A larger London office in Islington opened in August and is part of the development, along with further investment in equipment.

“New roles are likely to include a Head of Client Services and strengthened account management roles, as well as a number of senior management and director appointments,” Stainton adds.

To date, growth has been funded organically, but Stainton reveals “the stage is now set for attracting both talent and investment from outside in order to drive Smyle to another level”.

The team is on a mission this year to raise over £12,000 for Wings for Life, Red Bull’s foundation, which aims to find a cure for spinal injuries. The mission was introduced by Smyle’s Strategic Director, David Hornby, an ambassador of the charity.

Stainton views this year’s charity work as a perfect reason for not entering any industry awards this year. He describes it as a personal alternative focus of energies for the team. Smyle also recently developed a new reporting product on the back of its focus on ROI and sustainability measurement, called an EASI report (Engagement and Sustainability Investment). It produces GRI compliant data in an infographic report template, supported by Smyle’s third party certification in ISO20121. It was adopted by a pharmaceutical client for its conference for 600 guests in Berlin in March.

Industry view

With his industry advocate hat on, Stainton believes the sector is in a strange place, with consolidation, convergence and contradictions abounding. “Some larger players have suffered as others have merged, while boutique agencies and consultancies launch every day. Marketing and PR agencies are converging across experiential and live communications.

“Traditional venue sourcing and travel focused agencies are needing to re-invent themselves as their services blend into an online or wider service offering that needs to include creativity, content and a stronger ROI. No longer is the question just ‘Where or what’s best’, but more ‘how’s best’.”

As to where the new Ricks are being rolled out, he says: “A worryingly low number of strong new stars are coming into the industry, changing the way things are done, disrupting the status quo or breathing new blood into a skills hungry sector. It still doesn’t seem to be able to present itself as a key employer or GDP contributor taken seriously by government or industry.
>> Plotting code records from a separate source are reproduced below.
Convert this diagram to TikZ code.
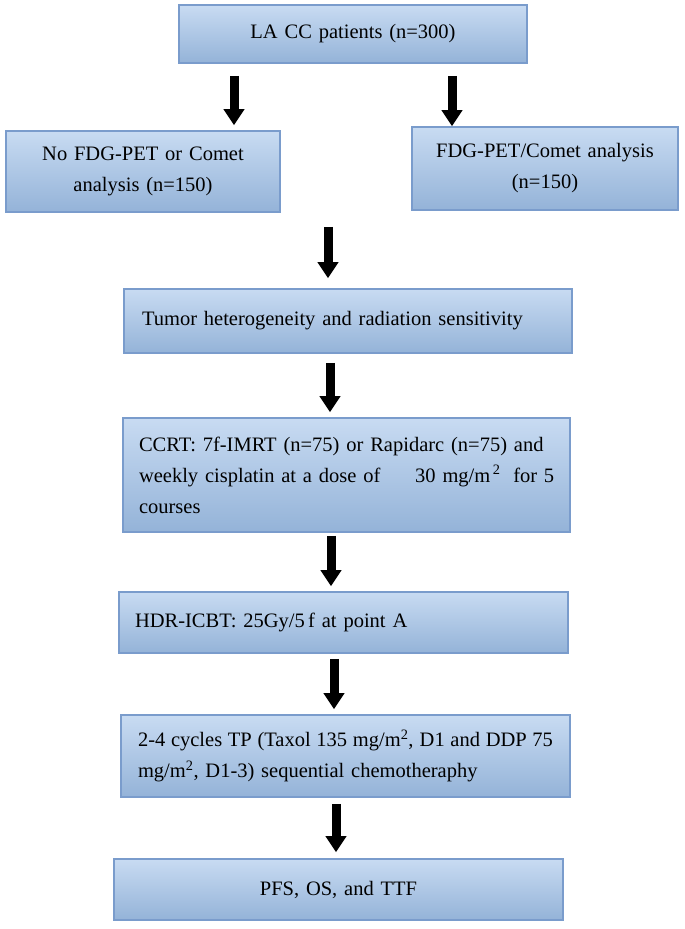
\documentclass[tikz,border=0pt]{standalone}
\usepackage{fontspec}
\setmainfont{Liberation Serif}
\usepackage{tikz}
\usetikzlibrary{arrows.meta, positioning}
\definecolor{BoxTop}{RGB}{200, 219, 242}
\definecolor{BoxBottom}{RGB}{148, 179, 216}
\definecolor{BoxEdge}{RGB}{122, 156, 204}

\begin{document}
\begin{tikzpicture}[x=1pt, y=1pt,
    flowbox/.style={draw=BoxEdge, line width=1.6pt, top color=BoxTop, bottom color=BoxBottom,
        inner xsep=16pt, inner ysep=0pt, font=\fontsize{20.5}{31}\selectfont},
    bigarrow/.style={line width=9pt, -{Triangle[length=16pt, width=20pt]}}]
        \useasboundingbox (0,0) rectangle (685,929);

        % Patients and the two groups
        \node[flowbox, minimum width=348pt, minimum height=58pt, text width=316pt, align=center] (lacc) at (353, 895) {LA CC patients (n=300)};
        \node[flowbox, minimum width=274pt, minimum height=81pt, text width=242pt, align=center] (nofdg) at (143, 757.5) {No FDG-PET or Comet\\analysis (n=150)};
        \node[flowbox, minimum width=266pt, minimum height=83pt, text width=234pt, align=center] (fdg) at (545, 760.5) {FDG-PET/Comet analysis\\(n=150)};

        % Treatment steps
        \node[flowbox, minimum width=448pt, minimum height=64pt, inner xsep=18pt, text width=412pt, align=left] (tumor) at (348, 608) {Tumor heterogeneity and radiation sensitivity};
        \node[flowbox, minimum width=447pt, minimum height=114pt, text width=415pt, align=left] (ccrt) at (346.5, 454) {\makebox[414pt][s]{CCRT: 7f-IMRT (n=75) or Rapidarc (n=75) and}\\\mbox{weekly cisplatin at a dose of\hspace{28pt} 30 mg/m\textsuperscript{\,2}\hspace{6pt} for 5}\\courses};
        \node[flowbox, minimum width=449pt, minimum height=61pt, text width=417pt, align=left] (hdr) at (343.5, 306.5) {HDR-ICBT: 25Gy/5\,f at point A};
        \node[flowbox, minimum width=449pt, minimum height=82pt, inner xsep=17pt, text width=415pt, align=left] (tp) at (345.5, 173) {{\spaceskip=.18em plus .3em minus .02em\makebox[415pt][s]{2-4 cycles TP (Taxol 135 mg/m\textsuperscript{2}, D1 and DDP 75}}\\mg/m\textsuperscript{2}, D1-3) sequential chemotheraphy};
        \node[flowbox, minimum width=449pt, minimum height=61pt, text width=417pt, align=center] (pfs) at (338.5, 39.5) {PFS, OS, and TTF};

        % Arrows
        \coordinate (splitL) at ([xshift=-119pt, yshift=-12pt]lacc.south);
        \coordinate (splitR) at ([xshift=99pt, yshift=-12pt]lacc.south);
        \coordinate (merge) at (328, 702);
        \coordinate (outU) at ([xshift=-18pt, yshift=-9pt]tumor.south);
        \coordinate (outC) at ([xshift=-15.5pt, yshift=-3pt]ccrt.south);
        \coordinate (outH) at ([xshift=-9.5pt, yshift=-5pt]hdr.south);
        \coordinate (outT) at ([xshift=-9.5pt, yshift=-6pt]tp.south);
        \draw[bigarrow, shorten >=5pt] (splitL) -- (splitL |- nofdg.north);
        \draw[bigarrow] (splitR) -- (splitR |- fdg.north);
        \draw[bigarrow, shorten >=10pt] (merge) -- (merge |- tumor.north);
        \draw[bigarrow, shorten >=5pt] (outU) -- (outU |- ccrt.north);
        \draw[bigarrow, shorten >=5pt] (outC) -- (outC |- hdr.north);
        \draw[bigarrow, shorten >=5pt] (outH) -- (outH |- tp.north);
        \draw[bigarrow, shorten >=6pt] (outT) -- (outT |- pfs.north);
    \end{tikzpicture}
\end{document}
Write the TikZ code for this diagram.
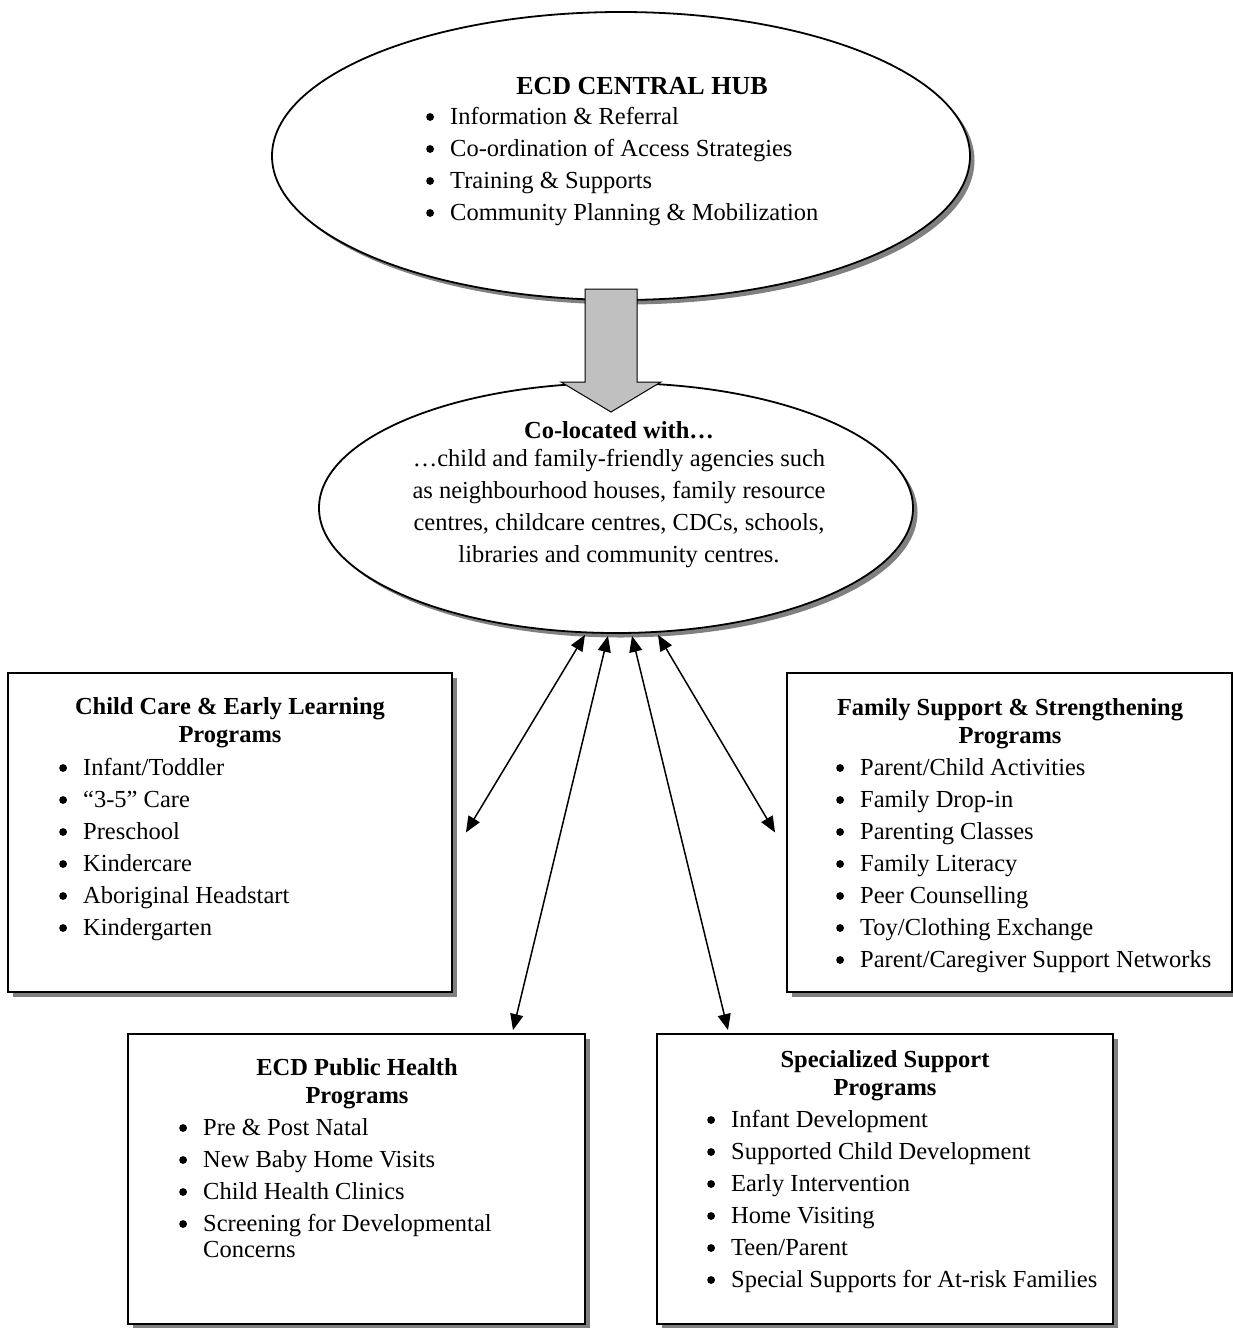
\documentclass[tikz,border=0pt]{standalone}
\usepackage{fontspec}
\setmainfont{Liberation Serif}
\usetikzlibrary{arrows.meta,shapes.geometric,shadows}
\definecolor{shadowgray}{RGB}{128,128,128}
\definecolor{arrowgray}{RGB}{192,192,192}
\newcommand\bul{\makebox[24pt][l]{\tikz[baseline=-7pt]\fill[black] (0pt,0pt) circle (3.9pt);}}
\newcommand\blist[1]{\begin{tabular}[t]{@{}l@{}}#1\end{tabular}}
\newcommand\ctitle[1]{\begin{tabular}[t]{@{}c@{}}#1\end{tabular}}
\tikzset{
  shad/.style={drop shadow={shadow xshift=4.5pt,shadow yshift=-4.5pt,fill=shadowgray,opacity=1}},
  oval/.style={ellipse,draw=black,line width=1.8pt,fill=white,inner sep=0pt,shad},
  progbox/.style={rectangle,draw=black,line width=1.8pt,fill=white,inner sep=0pt,shad},
  listtext/.style={anchor=base west,inner sep=0pt,font=\fontsize{24.5}{32}\selectfont},
  titletext/.style={anchor=base,inner sep=0pt,font=\fontsize{24.5}{28}\selectfont\bfseries},
  conn/.style={line width=1.5pt,{Triangle[length=16pt,width=13pt]}-{Triangle[length=16pt,width=13pt]}},
  bigarrow/.style={fill=arrowgray,draw=black,line width=1pt}
}
\begin{document}
\begin{tikzpicture}[x=1pt,y=-1pt]
\useasboundingbox (0,0) rectangle (1233,1328);
% ellipses
\node[oval,minimum width=698pt,minimum height=288pt] (hub) at (621,156) {};
\node[oval,minimum width=594pt,minimum height=250pt] (colo) at (616,508) {};
% big gray arrow
\draw[bigarrow] (585,289) -- (637,289) -- (637,382) -- (661,382) -- (611,412) -- (561,382) -- (585,382) -- cycle;
% hub text
\node[anchor=base,inner sep=0pt,font=\fontsize{26}{30}\selectfont\bfseries] (hubtitle) at (642,94) {ECD CENTRAL HUB};
\node[listtext] (hublist) at (426,124) {\blist{\bul Information \& Referral\\
\bul Co-ordination of Access Strategies\\
\bul Training \& Supports\\
\bul Community Planning \& Mobilization}};
% colocated text
\node[anchor=base,inner sep=0pt,font=\fontsize{24.5}{32}\selectfont] (colotext) at (619,438) {\ctitle{\textbf{Co-located with…}\\[-4pt]
…child and family-friendly agencies such\\
as neighbourhood houses, family resource\\
centres, childcare centres, CDCs, schools,\\
libraries and community centres.}};
% boxes
\node[progbox,minimum width=444pt,minimum height=319pt] (cc) at (230,832.5) {};
\node[progbox,minimum width=445pt,minimum height=319pt] (fs) at (1009.5,832.5) {};
\node[progbox,minimum width=457pt,minimum height=290pt] (ph) at (356.5,1179) {};
\node[progbox,minimum width=456pt,minimum height=290pt] (ss) at (885,1179) {};
% box texts
\node[titletext] (cctitle) at (230,714) {\ctitle{Child Care \& Early Learning\\Programs}};
\node[listtext] (cclist) at (59,775) {\blist{\bul Infant/Toddler\\
\bul “3-5” Care\\
\bul Preschool\\
\bul Kindercare\\
\bul Aboriginal Headstart\\
\bul Kindergarten}};
\node[titletext] (fstitle) at (1010,715) {\ctitle{Family Support \& Strengthening\\Programs}};
\node[listtext] (fslist) at (836,775) {\blist{\bul Parent/Child Activities\\
\bul Family Drop-in\\
\bul Parenting Classes\\
\bul Family Literacy\\
\bul Peer Counselling\\
\bul Toy/Clothing Exchange\\
\bul Parent/Caregiver Support Networks}};
\node[titletext] (phtitle) at (357,1075) {\ctitle{ECD Public Health\\Programs}};
\node[listtext] (phlist) at (179,1135) {\blist{\bul Pre \& Post Natal\\
\bul New Baby Home Visits\\
\bul Child Health Clinics\\
\bul Screening for Developmental\\[-6pt]
\hspace*{24pt}Concerns}};
\node[titletext] (sstitle) at (885,1067) {\ctitle{Specialized Support\\Programs}};
\node[listtext] (sslist) at (707,1127) {\blist{\bul Infant Development\\
\bul Supported Child Development\\
\bul Early Intervention\\
\bul Home Visiting\\
\bul Teen/Parent\\
\bul Special Supports for At-risk Families}};
% connector ends
\coordinate (t1) at ([xshift=-31pt,yshift=-1pt]colo.south);
\coordinate (t2) at ([xshift=-8pt,yshift=-2pt]colo.south);
\coordinate (t3) at ([xshift=16pt,yshift=-2pt]colo.south);
\coordinate (t4) at ([xshift=42pt,yshift=-1pt]colo.south);
\coordinate (b1) at ([xshift=13pt]cc.east);
\coordinate (b2) at ([xshift=156.5pt,yshift=3pt]ph.north);
\coordinate (b3) at ([xshift=-157pt,yshift=3pt]ss.north);
\coordinate (b4) at ([xshift=-11pt]fs.west);
\draw[conn] (t1) -- (b1);
\draw[conn] (t2) -- (b2);
\draw[conn] (t3) -- (b3);
\draw[conn] (t4) -- (b4);
\end{tikzpicture}
\end{document}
“Neither is it seen as a mature marketing and communications medium offering a recognisable and strong mandatory ROI component or template. This is probably because we still can’t define ourselves in a few words and have only a handful of big players with £100m+ of sales clout to shout about, compared to global, advertising and marketing agency brands.”

Stainton also feels there are too many associations with different voices and approaches and believes none are yet clearly heard by the stakeholders that can make a difference to the industry’s standing. “None of that matters, however,” he says, “if you’re enjoying what you’re doing, doing it to the best of your ability and making someone’s event experience that little bit better.”

Stainton is clear he is not about to waste the second chance he was given, after his accident, to live life to the full. With a wife and two daughters, and another due this month, there is plenty to Smyle about.

“The real raison d’etre for being in this still fast developing events industry,” he says, “is the opportunity to consistently take it up level upon level, set the bar higher than anyone else. The climb hopefully never ends, as you can always take a breather at any point and admire an increasingly better view.”